As the tide of the war turned in 1943 and the front approached Kyiv again, the German authorities attempted to destroy evidence of mass murder. Under Aktion 1005, an operation overseen by Paul Blobel, Jewish and other prisoners were forced to exhume bodies at Babi Yar and burn them on makeshift pyres constructed from railroad rails, covering the ash with soil to obscure the crime. A small group of prisoners escaped in September 1943, providing direct testimony about the effort to erase the massacre.

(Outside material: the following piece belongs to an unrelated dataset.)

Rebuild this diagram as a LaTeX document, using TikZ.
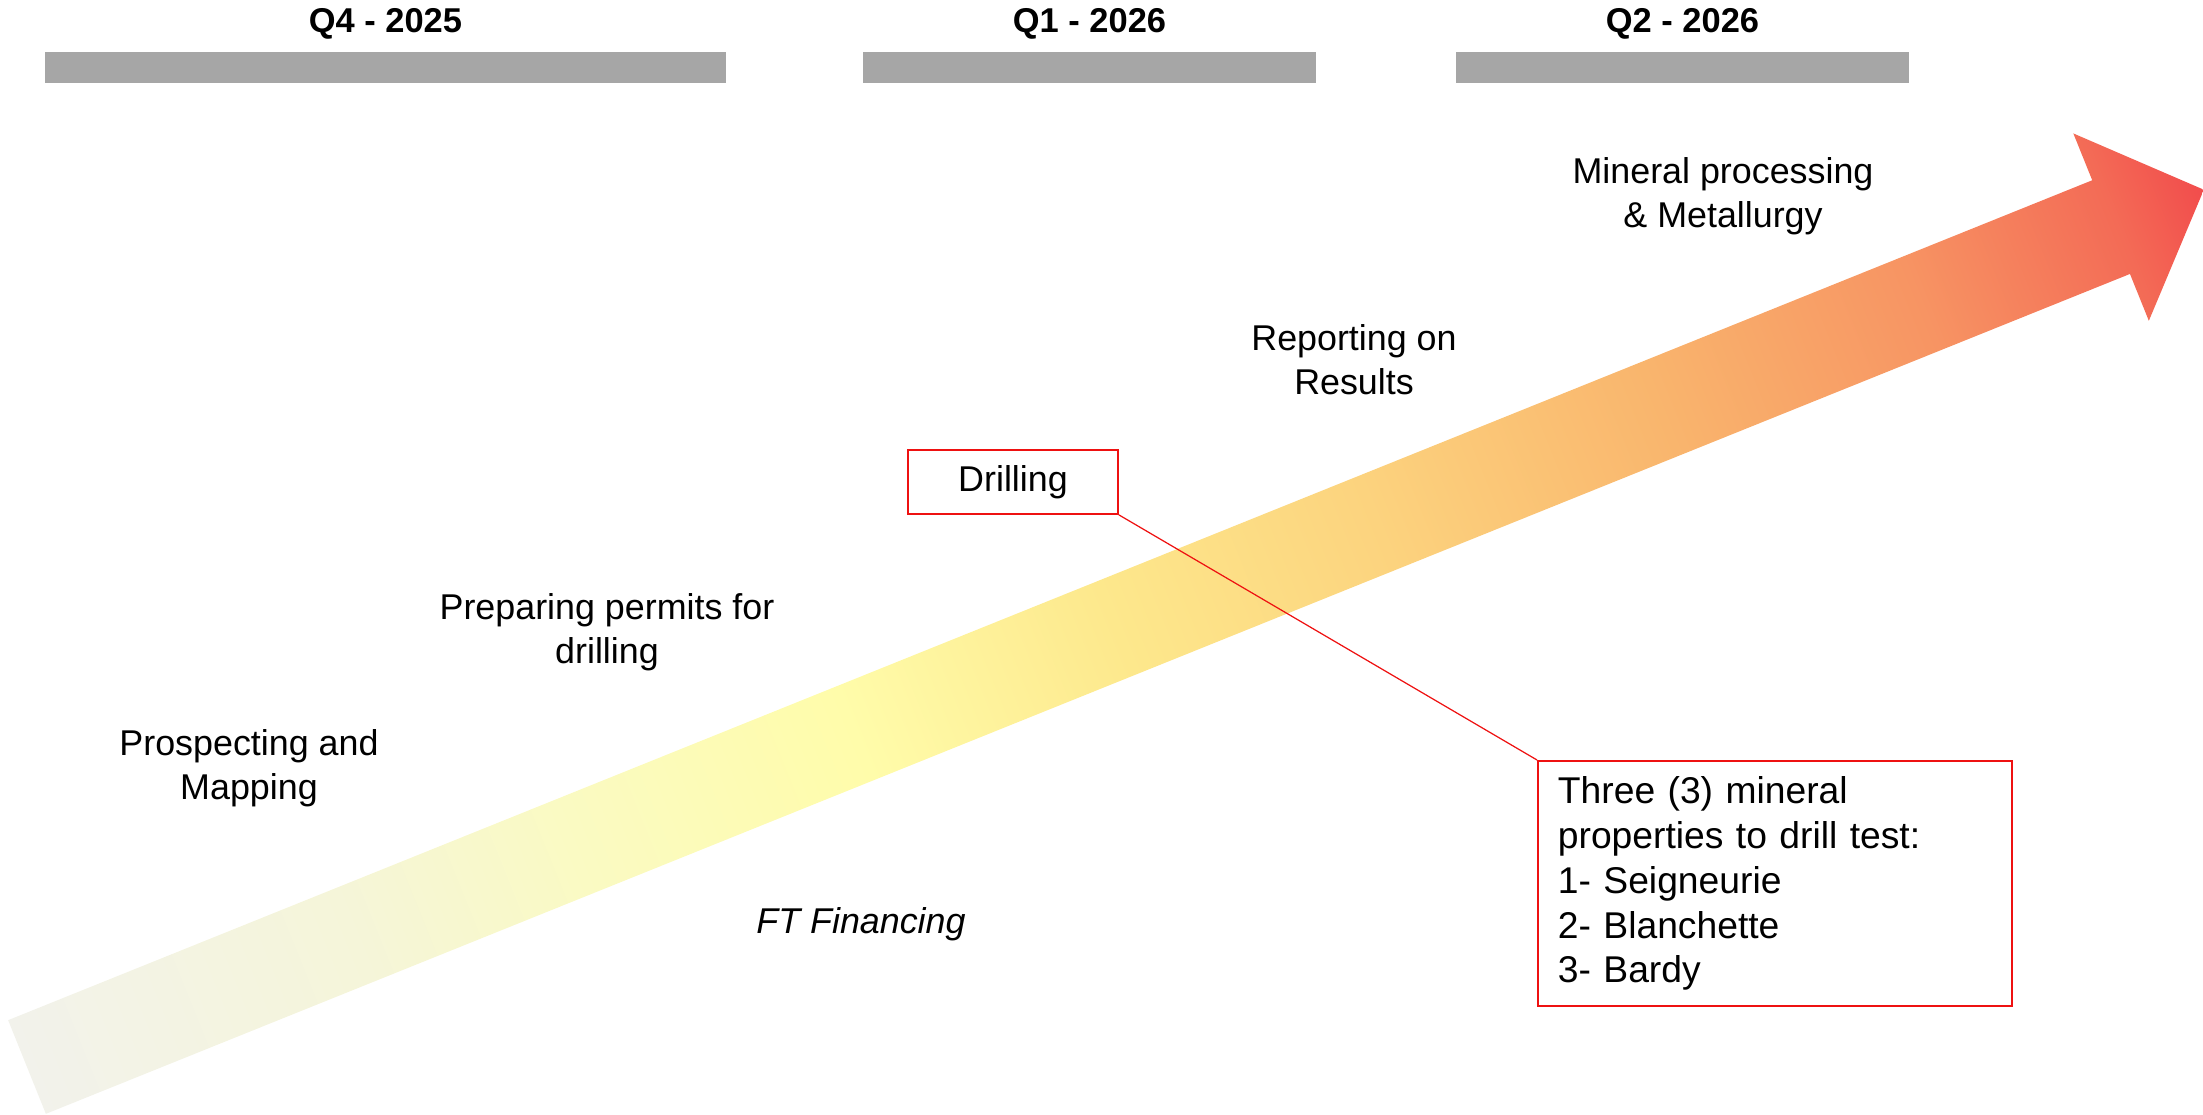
\documentclass[tikz,border=0pt]{standalone}
\usepackage{fontspec}
\setmainfont{Liberation Sans}
\usetikzlibrary{positioning}

\definecolor{barGray}{HTML}{A6A6A6}
\definecolor{boxRed}{HTML}{EE1111}
\definecolor{af0}{HTML}{F2F2EB}
\definecolor{af1}{HTML}{F5F5D9}
\definecolor{af2}{HTML}{FAFAC3}
\definecolor{af3}{HTML}{FFFCAA}
\definecolor{af4}{HTML}{FDE88C}
\definecolor{af5}{HTML}{FCD37E}
\definecolor{af6}{HTML}{F9B56D}
\definecolor{af7}{HTML}{F79463}
\definecolor{af8}{HTML}{F36B56}
\definecolor{af9}{HTML}{F24C4C}
\pgfdeclarehorizontalshading{arrowfade}{100bp}{color(0bp)=(af0); color(25bp)=(af0);
  color(32.5bp)=(af1); color(37.5bp)=(af2); color(44bp)=(af3); color(50bp)=(af4);
  color(56bp)=(af5); color(62.5bp)=(af6); color(68.5bp)=(af7); color(73bp)=(af8);
  color(75bp)=(af9); color(100bp)=(af9)}

\begin{document}
\begin{tikzpicture}[
  semithick,
  qbar/.style={rectangle,fill=barGray,minimum height=0.31cm,inner sep=0pt},
  qlbl/.style={font=\fontsize{9.8}{12}\selectfont\bfseries,inner sep=0pt},
  phase/.style={align=center,font=\fontsize{10.2}{12.6}\selectfont,inner sep=0pt},
  redbox/.style={rectangle,draw=boxRed,line width=0.5pt},
  link/.style={draw=boxRed,line width=0.35pt}
]
  \useasboundingbox (0,0) rectangle (22.03,11.14);

  % big timeline arrow
  \begin{scope}[transform canvas={shift={(0.27,0.47)},rotate=21.95}]
    \shade[shading=arrowfade] (0,-0.505) -- (22.47,-0.505) -- (22.47,-1.01) -- (23.47,0)
      -- (22.47,1.01) -- (22.47,0.505) -- (0,0.505) -- cycle;
  \end{scope}

  % quarters
  \node[qbar,minimum width=6.81cm](q4bar) at (3.855,10.465){};
  \node[qbar,minimum width=4.53cm](q1bar) at (10.895,10.465){};
  \node[qbar,minimum width=4.53cm](q2bar) at (16.825,10.465){};
  \node[qlbl,above=0.18cm of q4bar,anchor=base](q4){Q4 - 2025};
  \node[qlbl,above=0.18cm of q1bar,anchor=base](q1){Q1 - 2026};
  \node[qlbl,above=0.18cm of q2bar,anchor=base](q2){Q2 - 2026};

  % phases
  \node[phase](prospect) at (2.49,3.46){Prospecting and\\Mapping};
  \node[phase](permit) at (6.07,4.82){Preparing permits for\\drilling};
  \node[phase](report) at (13.54,7.54){Reporting on\\Results};
  \node[phase](mineral) at (17.23,9.18){Mineral processing\\\& Metallurgy};
  \node[phase,anchor=base,font=\fontsize{10.2}{12.6}\selectfont\itshape](ft) at (8.61,1.81){FT Financing};

  \node[redbox,font=\fontsize{10.2}{12.6}\selectfont,minimum width=2.1cm,minimum height=0.64cm](drill) at (10.13,6.32){Drilling};
  \node[redbox,font=\fontsize{10.6}{12.8}\selectfont,anchor=north west,text width=4.34cm,inner xsep=0.2cm,minimum height=2.45cm,align=left](props) at (15.37,3.54)
    {Three (3) mineral\\properties to drill test:\\1- Seigneurie\\2- Blanchette\\3- Bardy};
  \path
    (drill.south east) edge[link] (props.north west)
  ;
\end{tikzpicture}
\end{document}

Long-term significance and legacy
Babi Yar stands as a defining case of the Holocaust by bullets, the phase of Nazi genocide in Eastern Europe characterized by mass shootings rather than death camps. It epitomized how swiftly radical aims could be operationalized through cooperation among SS, police, local auxiliaries, and segments of the army, using minimal infrastructure beyond weapons, transport, and a secluded geography. The event had ramifications in international law and memory: it was cited at the Nuremberg Trials, and participants faced postwar justice. Paul Blobel was convicted at the Einsatzgruppen Trial and executed in 1951; Otto Rasch’s case was dismissed for health reasons, and he died in 1948. Other police officials received varied sentences, reflecting the uneven postwar reckoning.
Under Soviet rule, memory of Babi Yar was constrained by broader narratives of wartime suffering that avoided explicit acknowledgment of the specifically Jewish character of the massacre. For decades, the ravine lacked a dedicated Jewish memorial. The poet Yevgeny Yevtushenko broke silence with his 1961 poem “Babi Yar,” opening with the stark line, “No monument stands over Babi Yar.” The poem inspired Dmitri Shostakovich’s Symphony No. 13 (1962), whose first movement sets Yevtushenko’s verses and forced a cultural confrontation with suppressed memory.

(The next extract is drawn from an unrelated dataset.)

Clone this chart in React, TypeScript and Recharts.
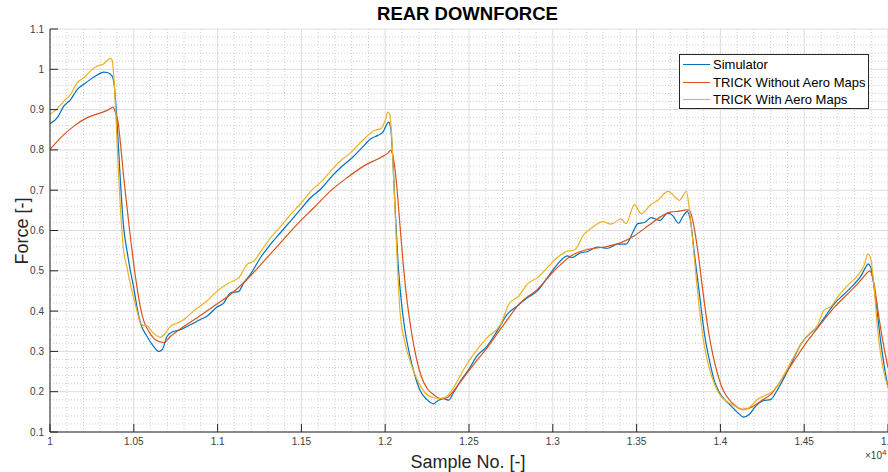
import React from "react";
import { LineChart, Line, XAxis, YAxis, CartesianGrid, Legend } from "recharts";

const FONT = "'Liberation Sans', Arial, Helvetica, sans-serif";
const AXIS = "#262626";

// tick labels (sample no. shown as x 10^4)
const xTicks = [10000, 10500, 11000, 11500, 12000, 12500, 13000, 13500, 14000, 14500, 15000];
const yTicks = [0.1, 0.2, 0.3, 0.4, 0.5, 0.6, 0.7, 0.8, 0.9, 1.0, 1.1];

// minor grid, every 100 samples / every 0.02
const xMinor = Array.from({ length: 51 }, (_, i) => 10000 + i * 100).filter((v) => v % 500 !== 0);
const yMinor = Array.from({ length: 51 }, (_, i) => +(0.1 + i * 0.02).toFixed(2)).filter(
  (v) => Math.round(v * 100) % 10 !== 0
);

// Simulator
const simSample = [
  10000, 10044, 10083, 10123, 10163, 10202, 10242, 10282, 10321, 10341, 10371, 10385, 10397, 10411, 10425,
  10440, 10460, 10480, 10500, 10520, 10540, 10579, 10619, 10649, 10669, 10698, 10728, 10778, 10837, 10897,
  10936, 10996, 11036, 11076, 11126, 11156, 11196, 11256, 11316, 11376, 11436, 11496, 11556, 11616, 11676,
  11736, 11796, 11856, 11916, 11956, 11986, 12006, 12020, 12032, 12046, 12060, 12076, 12096, 12116, 12146,
  12176, 12208, 12248, 12288, 12318, 12348, 12378, 12408, 12448, 12498, 12548, 12608, 12668, 12728, 12788,
  12848, 12908, 12968, 13027, 13087, 13117, 13157, 13207, 13267, 13327, 13387, 13437, 13477, 13507, 13547,
  13587, 13637, 13686, 13716, 13750, 13776, 13802, 13821, 13845, 13875, 13905, 13935, 13964, 13994, 14024,
  14063, 14103, 14139, 14173, 14212, 14252, 14302, 14331, 14381, 14431, 14480, 14530, 14579, 14629, 14679,
  14738, 14798, 14837, 14867, 14881, 14897, 14917, 14937, 14956, 14976, 15000,
];
const simForce = [
  0.865, 0.88, 0.909, 0.925, 0.95, 0.963, 0.975, 0.986, 0.993, 0.992, 0.983, 0.954, 0.888, 0.789, 0.689,
  0.606, 0.548, 0.499, 0.457, 0.408, 0.37, 0.337, 0.312, 0.3, 0.304, 0.337, 0.348, 0.354, 0.366, 0.379,
  0.387, 0.41, 0.42, 0.445, 0.449, 0.47, 0.491, 0.533, 0.566, 0.595, 0.624, 0.653, 0.682, 0.703, 0.732,
  0.757, 0.778, 0.803, 0.828, 0.836, 0.844, 0.861, 0.869, 0.857, 0.774, 0.649, 0.524, 0.425, 0.358, 0.292,
  0.242, 0.203, 0.181, 0.17, 0.179, 0.183, 0.179, 0.198, 0.226, 0.255, 0.289, 0.313, 0.351, 0.392, 0.413,
  0.433, 0.45, 0.483, 0.516, 0.537, 0.533, 0.543, 0.548, 0.559, 0.556, 0.566, 0.566, 0.595, 0.617, 0.62,
  0.632, 0.625, 0.643, 0.637, 0.618, 0.635, 0.647, 0.625, 0.542, 0.442, 0.343, 0.277, 0.227, 0.198, 0.181,
  0.165, 0.148, 0.137, 0.144, 0.165, 0.177, 0.181, 0.198, 0.235, 0.277, 0.318, 0.343, 0.36, 0.389, 0.418,
  0.442, 0.467, 0.486, 0.509, 0.517, 0.509, 0.459, 0.393, 0.326, 0.268, 0.21,
];

// TRICK Without Aero Maps
const noMapSample = [
  10000, 10063, 10143, 10222, 10302, 10341, 10361, 10375, 10391, 10405, 10421, 10440, 10460, 10480, 10500,
  10520, 10540, 10560, 10589, 10629, 10679, 10718, 10778, 10876, 10976, 11076, 11176, 11276, 11376, 11476,
  11576, 11676, 11776, 11876, 11976, 12016, 12032, 12046, 12066, 12086, 12106, 12126, 12156, 12186, 12216,
  12250, 12288, 12328, 12368, 12408, 12468, 12528, 12608, 12708, 12808, 12908, 13008, 13108, 13207, 13307,
  13407, 13487, 13567, 13647, 13706, 13756, 13795, 13815, 13835, 13865, 13895, 13925, 13954, 13984, 14014,
  14044, 14083, 14133, 14183, 14242, 14302, 14361, 14440, 14520, 14599, 14679, 14758, 14837, 14867, 14891,
  14917, 14946, 14976, 15000,
];
const noMapForce = [
  0.801, 0.83, 0.859, 0.88, 0.892, 0.898, 0.903, 0.906, 0.892, 0.872, 0.814, 0.731, 0.656, 0.582, 0.515,
  0.457, 0.408, 0.375, 0.35, 0.329, 0.322, 0.337, 0.356, 0.383, 0.412, 0.441, 0.479, 0.524, 0.57, 0.616,
  0.657, 0.699, 0.732, 0.761, 0.782, 0.792, 0.799, 0.786, 0.724, 0.624, 0.524, 0.441, 0.35, 0.283, 0.237,
  0.208, 0.193, 0.183, 0.185, 0.202, 0.235, 0.268, 0.309, 0.367, 0.421, 0.454, 0.5, 0.537, 0.553, 0.559,
  0.57, 0.587, 0.611, 0.635, 0.646, 0.648, 0.651, 0.65, 0.625, 0.55, 0.451, 0.36, 0.293, 0.243, 0.206,
  0.185, 0.167, 0.156, 0.161, 0.177, 0.194, 0.227, 0.277, 0.326, 0.368, 0.409, 0.442, 0.476, 0.491, 0.5,
  0.467, 0.384, 0.31, 0.26,
];

// TRICK With Aero Maps
const mapSample = [
  10000, 10044, 10083, 10123, 10163, 10202, 10242, 10282, 10321, 10341, 10361, 10371, 10381, 10391, 10405,
  10421, 10440, 10460, 10480, 10500, 10520, 10540, 10560, 10579, 10599, 10629, 10659, 10688, 10718, 10758,
  10798, 10856, 10936, 10996, 11066, 11126, 11176, 11216, 11266, 11316, 11376, 11436, 11496, 11566, 11616,
  11676, 11726, 11796, 11866, 11936, 11976, 12000, 12016, 12028, 12040, 12056, 12072, 12088, 12116, 12156,
  12196, 12236, 12288, 12328, 12368, 12408, 12468, 12528, 12608, 12688, 12738, 12798, 12848, 12908, 12968,
  13027, 13087, 13127, 13187, 13247, 13297, 13347, 13407, 13437, 13487, 13527, 13587, 13627, 13687, 13757,
  13797, 13816, 13846, 13876, 13906, 13936, 13966, 13994, 14034, 14083, 14133, 14173, 14222, 14262, 14302,
  14341, 14381, 14431, 14480, 14530, 14579, 14619, 14659, 14698, 14758, 14818, 14857, 14881, 14897, 14917,
  14941, 14966, 15000,
];
const mapForce = [
  0.888, 0.903, 0.921, 0.938, 0.967, 0.979, 0.996, 1.008, 1.014, 1.022, 1.027, 1.022, 0.979, 0.905, 0.772,
  0.648, 0.548, 0.507, 0.466, 0.432, 0.399, 0.37, 0.364, 0.364, 0.354, 0.341, 0.335, 0.345, 0.362, 0.37,
  0.379, 0.4, 0.425, 0.449, 0.47, 0.483, 0.516, 0.524, 0.553, 0.582, 0.61, 0.64, 0.667, 0.702, 0.72,
  0.748, 0.77, 0.794, 0.824, 0.848, 0.853, 0.873, 0.894, 0.886, 0.824, 0.674, 0.524, 0.4, 0.325, 0.267,
  0.225, 0.198, 0.185, 0.183, 0.189, 0.21, 0.255, 0.293, 0.334, 0.367, 0.417, 0.438, 0.467, 0.483, 0.508,
  0.533, 0.549, 0.551, 0.591, 0.611, 0.622, 0.616, 0.628, 0.617, 0.664, 0.642, 0.665, 0.675, 0.697, 0.675,
  0.697, 0.649, 0.525, 0.4, 0.309, 0.255, 0.218, 0.194, 0.177, 0.165, 0.155, 0.161, 0.181, 0.19, 0.198,
  0.214, 0.243, 0.281, 0.318, 0.343, 0.364, 0.403, 0.411, 0.434, 0.463, 0.488, 0.513, 0.542, 0.53, 0.459,
  0.343, 0.268, 0.21,
];

const toPoints = (samples: number[], force: number[]) =>
  samples.map((s, i) => ({ s, f: force[i] }));

const series = [
  { name: "Simulator", color: "#0072BD", data: toPoints(simSample, simForce) },
  { name: "TRICK Without Aero Maps", color: "#D95319", data: toPoints(noMapSample, noMapForce) },
  { name: "TRICK With Aero Maps", color: "#EDB120", data: toPoints(mapSample, mapForce) },
];

const fmtX = (v: number) => String(+(v / 10000).toFixed(2));
const fmtY = (v: number) => String(+v.toFixed(1));
const blank = () => "";

const tickStyle = { fontSize: 10, fill: "#404040", fontFamily: FONT };

const LegendBox = () => (
  <div
    style={{
      background: "#fff",
      border: `1px solid ${AXIS}`,
      boxSizing: "border-box",
      height: 55,
      paddingTop: 1,
      fontFamily: FONT,
      fontSize: "13px",
      color: "#000",
    }}
  >
    {series.map((s) => (
      <div key={s.name} style={{ display: "flex", alignItems: "center", height: 17.5, whiteSpace: "nowrap" }}>
        <span
          style={{
            display: "inline-block",
            width: 27,
            height: 0,
            borderTop: `1.5px solid ${s.color}`,
            marginLeft: 3,
            marginRight: 3,
          }}
        />
        <span>{s.name}</span>
      </div>
    ))}
  </div>
);

const App = () => {
  return (
    <div
      style={{
        position: "absolute",
        left: 0,
        top: 0,
        width: 888,
        height: 472,
        overflow: "hidden",
        background: "#fff",
        fontFamily: FONT,
      }}
    >
      <LineChart width={888} height={472} margin={{ top: 29, right: 0, bottom: 10, left: 0 }}>
        <CartesianGrid
          horizontalValues={yMinor}
          verticalValues={xMinor}
          stroke="#cfcfcf"
          strokeDasharray="1 2"
        />
        <CartesianGrid horizontalValues={yTicks} verticalValues={xTicks} stroke="#dcdcdc" />
        <XAxis
          dataKey="s"
          type="number"
          domain={[10000, 15000]}
          allowDataOverflow
          ticks={xTicks}
          interval={0}
          tickFormatter={fmtX}
          tick={tickStyle}
          tickSize={-8}
          tickMargin={14}
          height={30}
          stroke={AXIS}
        />
        <XAxis
          xAxisId="top"
          orientation="top"
          type="number"
          domain={[10000, 15000]}
          allowDataOverflow
          ticks={xTicks}
          interval={0}
          tickFormatter={blank}
          tickSize={-8}
          height={0}
          stroke={AXIS}
        />
        <YAxis
          type="number"
          domain={[0.1, 1.1]}
          allowDataOverflow
          ticks={yTicks}
          interval={0}
          tickFormatter={fmtY}
          tick={tickStyle}
          tickSize={-8}
          tickMargin={14}
          width={50}
          stroke={AXIS}
        />
        <YAxis
          yAxisId="right"
          orientation="right"
          type="number"
          domain={[0.1, 1.1]}
          allowDataOverflow
          ticks={yTicks}
          interval={0}
          tickFormatter={blank}
          tickSize={-8}
          width={0}
          stroke={AXIS}
        />
        <Legend
          layout="horizontal"
          verticalAlign="middle"
          align="center"
          content={<LegendBox />}
          wrapperStyle={{ left: 679, top: 54, width: 190 }}
        />
        {series.map((s) => (
          <Line
            key={s.name}
            data={s.data}
            dataKey="f"
            name={s.name}
            type="monotone"
            stroke={s.color}
            strokeWidth={1.2}
            dot={false}
            isAnimationActive={false}
          />
        ))}
      </LineChart>

      <div
        style={{
          position: "absolute",
          left: 0,
          width: 935,
          top: 5,
          textAlign: "center",
          fontSize: "18.5px",
          lineHeight: "18.5px",
          fontWeight: "bold",
          color: "#000",
        }}
      >
        REAR DOWNFORCE
      </div>
      <div
        style={{
          position: "absolute",
          left: 22,
          top: 231,
          transform: "translate(-50%, -50%) rotate(-90deg)",
          whiteSpace: "nowrap",
          fontSize: 18,
          lineHeight: "18px",
          color: AXIS,
        }}
      >
        Force [-]
      </div>
      <div
        style={{
          position: "absolute",
          left: 0,
          width: 936,
          top: 453,
          textAlign: "center",
          fontSize: 18,
          lineHeight: "18px",
          color: AXIS,
        }}
      >
        Sample No. [-]
      </div>
      <div
        style={{
          position: "absolute",
          left: 865,
          top: 451,
          fontSize: "10px",
          lineHeight: "10px",
          color: "#404040",
          whiteSpace: "nowrap",
        }}
      >
        ×10
        <span style={{ fontSize: "8px", position: "relative", top: -4 }}>4</span>
      </div>
    </div>
  );
};

export default App;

With Ukraine’s independence in 1991, commemoration diversified. A menorah-shaped memorial was erected at the site, followed by additional monuments honoring children, Roma, Orthodox clergy, and other victims. Scholarly work—by historians and organizations such as Yahad–In Unum—situated Babi Yar within a wider geography of execution sites across Eastern Europe, documenting methods, perpetrators, and local dynamics. The massacre is now central in curricula and museums addressing the Holocaust’s evolution from persecution to industrial-scale genocide.
The site’s symbolism has remained potent amid new conflicts. In March 2022, during Russia’s invasion of Ukraine, a strike near Kyiv’s television tower adjacent to Babi Yar killed several people and drew international condemnation for endangering an area intertwined with Holocaust memory. The episode underscored how places like Babi Yar function as living memorials, where historical trauma intersects with present violence.

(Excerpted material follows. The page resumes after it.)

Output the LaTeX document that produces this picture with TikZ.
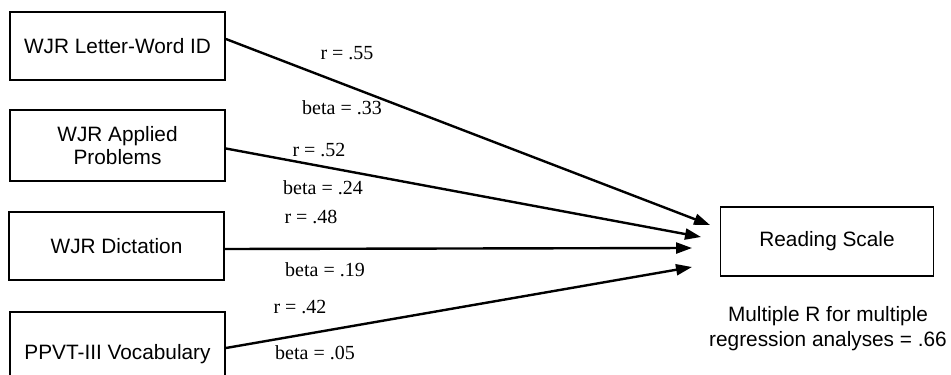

Babi Yar’s significance lies not only in its scale but in its stark clarity about how genocide can be executed by organized shooting operations outside of camps, exploiting local structures and wartime chaos. It reveals the lethal synergy of ideology, bureaucracy, and opportunism—in which a city’s topography became a weapon and compliance was extracted through deception. The recording of 33,771 dead in an official report illuminates the paradox of modern mass murder: meticulous documentation paired with ruthless denial.
In remembering Babi Yar, historians trace both a chronology and a warning. The chronology runs from occupation and pretext, to public orders, to the mechanized terror at the ravine, and finally to attempted erasure. The warning speaks to how rapidly a society can pivot from order to atrocity when institutions align around exclusionary doctrine. The ravine in Kyiv, once a geographical feature, has become a moral landscape—its contours shaped by the voices of survivors, the silences of those lost, and the obligation of witnesses to speak precisely about what began there in late September 1941.